Product Knowledge VS. Client Knowledge
I am the proud owner of a new bike. My old bike, a bargain basement no-brand, was shot. Recently I started researching a new bike in anticipation of my purchase. The choices were overwhelming. Not only was a “good” bike much more expensive than the one I purchased eight years ago, but the technologies had changed considerably.
So I did what you might expect. I began visiting bike shops and I hit the internet to read reviews and research. There are four dedicated bike-shops in Tallahassee all selling competing brands with little or no overlap in inventory. Naturally, there are also relatively inexpensive bikes for sale at the big box stores, but having already done time on an entry level bike, I was ready to move up. I was not about to make a commitment without doing my homework.
I visited each bike shop in turn, rode a lot of bikes and talked to a lot of sales people. If you have not been to a bike shop recently, you may not appreciate the dedication and expertise of the staff, but they rival the passion and expertise of the best travel consultants. Bike people know their stuff: where the bikes were made, the craftsmanship, the materials and quality. They have a working knowledge of physics, body mechanics and engineering. They understood every nuance about the bikes they represented as well as the bikes the other shops carried. These experts took product knowledge to a new level.
But here is what really impressed me. At every shop, the bulk of their questions and our conversations were about me. Each of the sales people wanted to know what kind of experience I had, where I would be riding, what my goals were, how aggressively I rode. Then, and only then, did they begin to talk about their bikes and they did so only in relation to how the bike would match with my needs.

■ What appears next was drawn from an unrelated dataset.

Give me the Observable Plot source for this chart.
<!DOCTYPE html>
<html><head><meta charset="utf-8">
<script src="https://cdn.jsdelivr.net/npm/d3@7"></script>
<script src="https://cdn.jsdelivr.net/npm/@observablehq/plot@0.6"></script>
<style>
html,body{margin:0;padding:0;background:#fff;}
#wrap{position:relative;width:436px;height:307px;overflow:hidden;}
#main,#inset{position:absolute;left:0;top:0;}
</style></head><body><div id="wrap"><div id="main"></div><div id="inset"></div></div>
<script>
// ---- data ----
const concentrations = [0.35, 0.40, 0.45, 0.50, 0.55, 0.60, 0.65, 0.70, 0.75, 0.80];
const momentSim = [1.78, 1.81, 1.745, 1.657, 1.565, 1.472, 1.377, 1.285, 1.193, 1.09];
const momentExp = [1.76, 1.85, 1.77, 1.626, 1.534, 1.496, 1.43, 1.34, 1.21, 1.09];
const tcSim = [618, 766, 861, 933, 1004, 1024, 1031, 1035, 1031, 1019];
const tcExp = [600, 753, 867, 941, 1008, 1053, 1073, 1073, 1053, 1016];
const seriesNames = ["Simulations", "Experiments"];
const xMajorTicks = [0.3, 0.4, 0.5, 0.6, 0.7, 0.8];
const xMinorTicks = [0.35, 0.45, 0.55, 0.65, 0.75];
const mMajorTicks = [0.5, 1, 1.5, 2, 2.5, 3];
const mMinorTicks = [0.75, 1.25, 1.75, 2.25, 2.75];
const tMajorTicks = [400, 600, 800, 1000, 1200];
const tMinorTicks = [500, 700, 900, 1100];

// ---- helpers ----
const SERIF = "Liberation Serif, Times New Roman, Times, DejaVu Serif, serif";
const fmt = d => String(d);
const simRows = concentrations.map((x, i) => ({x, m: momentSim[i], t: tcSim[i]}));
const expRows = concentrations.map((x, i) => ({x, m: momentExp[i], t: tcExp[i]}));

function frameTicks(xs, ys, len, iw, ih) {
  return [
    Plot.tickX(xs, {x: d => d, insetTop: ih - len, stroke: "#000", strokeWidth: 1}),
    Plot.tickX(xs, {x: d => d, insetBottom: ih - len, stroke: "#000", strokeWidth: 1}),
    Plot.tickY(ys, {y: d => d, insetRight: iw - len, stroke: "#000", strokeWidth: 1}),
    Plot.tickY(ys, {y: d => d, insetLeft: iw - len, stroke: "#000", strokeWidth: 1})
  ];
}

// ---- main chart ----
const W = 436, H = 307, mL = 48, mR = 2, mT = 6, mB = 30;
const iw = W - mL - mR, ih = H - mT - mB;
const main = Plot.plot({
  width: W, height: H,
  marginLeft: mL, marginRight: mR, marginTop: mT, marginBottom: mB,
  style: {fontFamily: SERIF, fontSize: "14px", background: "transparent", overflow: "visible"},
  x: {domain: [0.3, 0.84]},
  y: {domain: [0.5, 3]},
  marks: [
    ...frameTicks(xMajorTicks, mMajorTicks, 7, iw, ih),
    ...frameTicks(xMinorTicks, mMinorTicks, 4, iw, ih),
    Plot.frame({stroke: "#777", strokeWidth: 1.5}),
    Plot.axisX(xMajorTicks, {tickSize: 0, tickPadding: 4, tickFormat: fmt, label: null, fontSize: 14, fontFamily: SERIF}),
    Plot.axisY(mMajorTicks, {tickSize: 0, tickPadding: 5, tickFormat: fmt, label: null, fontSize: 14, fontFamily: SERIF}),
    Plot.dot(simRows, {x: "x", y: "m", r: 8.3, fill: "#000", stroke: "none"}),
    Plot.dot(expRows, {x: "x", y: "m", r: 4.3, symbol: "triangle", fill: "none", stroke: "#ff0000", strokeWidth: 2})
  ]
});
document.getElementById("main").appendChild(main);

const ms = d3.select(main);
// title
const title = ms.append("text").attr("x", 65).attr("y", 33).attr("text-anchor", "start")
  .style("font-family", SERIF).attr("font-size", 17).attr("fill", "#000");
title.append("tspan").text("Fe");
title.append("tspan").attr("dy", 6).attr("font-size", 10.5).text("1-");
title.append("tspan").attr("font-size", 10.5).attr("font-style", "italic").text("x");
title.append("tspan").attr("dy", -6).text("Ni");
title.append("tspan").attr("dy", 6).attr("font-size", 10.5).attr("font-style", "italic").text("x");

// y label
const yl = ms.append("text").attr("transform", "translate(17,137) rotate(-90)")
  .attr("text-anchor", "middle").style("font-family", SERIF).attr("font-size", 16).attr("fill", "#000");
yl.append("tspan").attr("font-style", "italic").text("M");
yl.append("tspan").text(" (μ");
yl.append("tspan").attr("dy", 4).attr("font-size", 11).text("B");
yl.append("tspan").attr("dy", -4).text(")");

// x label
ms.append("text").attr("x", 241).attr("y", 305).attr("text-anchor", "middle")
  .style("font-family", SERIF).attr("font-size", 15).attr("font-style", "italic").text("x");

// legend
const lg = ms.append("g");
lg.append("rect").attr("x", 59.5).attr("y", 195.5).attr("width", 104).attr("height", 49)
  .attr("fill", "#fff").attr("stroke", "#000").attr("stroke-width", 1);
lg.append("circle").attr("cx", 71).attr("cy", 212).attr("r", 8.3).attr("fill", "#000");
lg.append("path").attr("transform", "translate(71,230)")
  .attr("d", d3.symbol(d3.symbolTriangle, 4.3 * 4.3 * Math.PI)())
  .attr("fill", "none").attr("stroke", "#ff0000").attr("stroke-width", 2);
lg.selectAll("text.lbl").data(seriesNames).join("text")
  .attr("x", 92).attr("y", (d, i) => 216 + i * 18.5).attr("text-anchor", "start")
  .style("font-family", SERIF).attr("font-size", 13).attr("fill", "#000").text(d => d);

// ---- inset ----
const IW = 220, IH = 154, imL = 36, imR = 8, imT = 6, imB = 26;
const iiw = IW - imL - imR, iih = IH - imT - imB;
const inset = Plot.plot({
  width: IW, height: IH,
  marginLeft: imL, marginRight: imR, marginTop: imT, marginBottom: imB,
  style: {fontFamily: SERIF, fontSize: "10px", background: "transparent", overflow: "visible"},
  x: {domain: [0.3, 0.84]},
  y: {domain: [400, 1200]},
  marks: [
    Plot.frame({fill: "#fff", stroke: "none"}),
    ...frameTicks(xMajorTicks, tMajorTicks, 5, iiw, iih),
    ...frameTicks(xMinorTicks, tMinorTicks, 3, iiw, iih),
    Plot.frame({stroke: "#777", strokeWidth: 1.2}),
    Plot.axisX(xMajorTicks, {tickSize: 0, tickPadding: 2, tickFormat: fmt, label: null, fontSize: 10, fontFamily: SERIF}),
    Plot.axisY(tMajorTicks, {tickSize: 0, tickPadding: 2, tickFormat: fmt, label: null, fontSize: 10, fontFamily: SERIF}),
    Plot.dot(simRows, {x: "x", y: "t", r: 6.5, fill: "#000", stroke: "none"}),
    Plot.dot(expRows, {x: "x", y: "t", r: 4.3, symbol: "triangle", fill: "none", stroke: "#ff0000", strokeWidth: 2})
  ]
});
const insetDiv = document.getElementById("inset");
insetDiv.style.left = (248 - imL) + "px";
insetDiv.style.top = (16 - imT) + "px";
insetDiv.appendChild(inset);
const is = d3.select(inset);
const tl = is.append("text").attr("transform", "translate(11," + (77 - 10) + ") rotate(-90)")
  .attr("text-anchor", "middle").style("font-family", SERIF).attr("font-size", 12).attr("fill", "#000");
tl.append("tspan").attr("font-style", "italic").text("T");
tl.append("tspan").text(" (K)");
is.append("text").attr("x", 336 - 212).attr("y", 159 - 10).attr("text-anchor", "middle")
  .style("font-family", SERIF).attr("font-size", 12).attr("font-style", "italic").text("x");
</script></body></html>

I finally purchased my bike and I felt empowered. I had a very solid understanding of the rationale for my purchase and a compete absence of buyer’s remorse. I didn’t buy the most expensive, nor the least expensive. I bought the one that was exactly right for me, and I could not have done it without the expert assistance of the bike consultants with which I worked. These good people did not sell me a bike: they helped me to buy one.
The bike-shop paradigm is a pretty good formula for travel consultants as well. Your clients want to travel. You don’t have to sell them travel. I am fairly certain of this simple fact. If you “lose” a sale to another agency, it won’t be because the other agency knew more about Hawaii than you. It will be because the other agency knew more about the client than you did.

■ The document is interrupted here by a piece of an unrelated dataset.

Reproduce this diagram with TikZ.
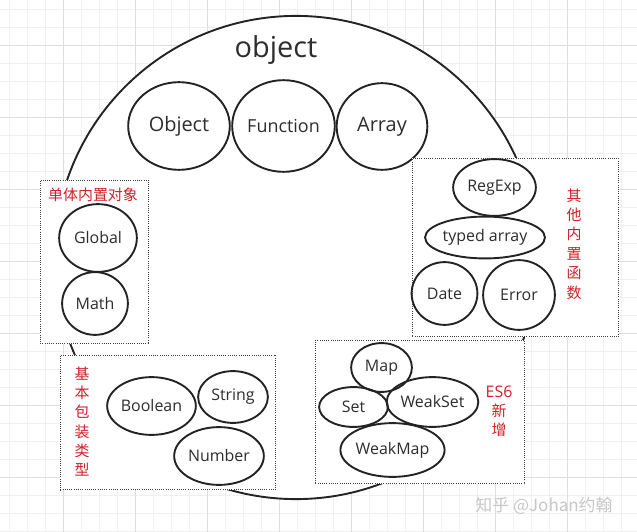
\documentclass[tikz,border=0pt]{standalone}
\usepackage{fontspec}
\setmainfont{Open Sans}
\newfontfamily\cjkfont{Noto Sans CJK SC}
\usetikzlibrary{shapes.geometric}
\definecolor{cred}{RGB}{208,32,40}
\definecolor{ctext}{RGB}{45,45,45}
\definecolor{cline}{RGB}{35,35,35}
\tikzset{
  gridminor/.style={draw=black!6, line width=0.75pt},
  gridmajor/.style={draw=black!13, line width=0.75pt},
  bigc/.style={circle, draw=cline, line width=1.9pt, fill=white, inner sep=0pt},
  dotbox/.style={rectangle, draw=black!75, line width=0.9pt, dash pattern=on 1pt off 1.2pt, fill=white, inner sep=0pt},
  ell/.style={ellipse, draw=cline, line width=1.9pt, inner sep=0pt, text=ctext, font=\fontsize{16}{19}\selectfont},
  bigell/.style={ell, font=\fontsize{20}{24}\selectfont},
  redtxt/.style={text=cred, font=\cjkfont\fontsize{15}{19.5}\selectfont, align=center, inner sep=0pt},
}
\begin{document}
\begin{tikzpicture}[x=1bp, y=-1bp]
\useasboundingbox (0,0) rectangle (637,532);
\fill[white] (0,0) rectangle (637,532);
% grid
\foreach \i in {0,...,34} { \draw[gridminor] (9+18*\i,0) -- (9+18*\i,532); }
\foreach \i in {0,...,29} { \draw[gridminor] (0,9+18*\i) -- (637,9+18*\i); }
\foreach \i in {0,...,7} { \draw[gridmajor] (63+72*\i,0) -- (63+72*\i,532); }
\foreach \i in {0,...,6} { \draw[gridmajor] (0,45+72*\i) -- (637,45+72*\i); }

% big container
\node[bigc, minimum size=485] (obj) at (296,257.5) {};
\node[inner sep=0pt, text=ctext, font=\fontsize{29}{34}\selectfont] (objlbl) at (276,50) {object};

% top ellipses
\node[bigell, minimum width=102, minimum height=88] (Object) at (179,126) {Object};
\node[ell, font=\fontsize{18}{21}\selectfont, minimum width=103, minimum height=92] (Function) at (283.5,126) {Function};
\node[bigell, minimum width=91, minimum height=87] (Array) at (382,126.5) {Array};

% boxes
\node[dotbox, minimum width=109, minimum height=164] (box1) at (94.5,262) {};
\node[dotbox, minimum width=207, minimum height=179] (box2) at (515.5,247.5) {};
\node[dotbox, minimum width=216, minimum height=135] (box3) at (168,422.5) {};
\node[dotbox, minimum width=210, minimum height=144] (box4) at (420,412) {};

% box 1
\node[redtxt] (t1) at (93,195) {单体内置对象};
\node[ell, minimum width=78, minimum height=68] (Global) at (98,238) {Global};
\node[ell, minimum width=66, minimum height=63] (Math) at (95,303.5) {Math};

% box 2
\node[ell, minimum width=83, minimum height=57] (RegExp) at (494.5,187.5) {RegExp};
\node[ell, minimum width=118, minimum height=42] (typed) at (485,237.5) {typed array};
\node[ell, minimum width=66, minimum height=63] (Date) at (444.5,293.5) {Date};
\node[ell, minimum width=72, minimum height=70] (Error) at (519,295) {Error};
\node[redtxt] (t2) at (574,244) {其\\他\\内\\置\\函\\数};

% box 3
\node[redtxt, font=\cjkfont\fontsize{15}{19.4}\selectfont] (t3) at (82,421.5) {基\\本\\包\\装\\类\\型};
\node[ell, minimum width=89, minimum height=58] (Boolean) at (151.5,406) {Boolean};
\node[ell, minimum width=70, minimum height=52] (String) at (233,397) {String};
\node[ell, minimum width=90, minimum height=58] (Number) at (219,456) {Number};

% box 4
\node[ell, minimum width=61, minimum height=49] (Map) at (381.5,367.5) {Map};
\node[ell, minimum width=69, minimum height=40] (Set) at (353.5,407) {Set};
\node[ell, minimum width=92, minimum height=50] (WeakSet) at (432.5,402) {WeakSet};
\node[ell, minimum width=102, minimum height=54] (WeakMap) at (392.5,450) {WeakMap};
\node[redtxt, font=\cjkfont\fontsize{15}{19}\selectfont] (t4) at (499,411) {{\rmfamily\fontsize{16}{19}\selectfont ES6}\\新\\增};

% watermark
\node[inner sep=0pt, text=black!22, font=\cjkfont\fontsize{17}{20}\selectfont] (wm) at (544,506) {知乎 @Johan约翰};
\end{tikzpicture}
\end{document}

Product knowledge is extremely important, but only if you can relate it to your client’s needs, and the client comes first. Where has the client been in the past? How did they choose the destination? Who will they be traveling with? What hotels do they like and why? What are their hobbies? What is this particular trip about? Launching into a discussion of cruises, resorts, destinations or tours before you have an intimate knowledge of your client is a sure way to derail what could be a beautiful relationship.
Think back through the important purchases you have made as a consumer over the past couple of years. Recall and analyze why you purchased from one business rather than through another. You may discover you do business most readily with the companies who understand you as well as they understand their own products.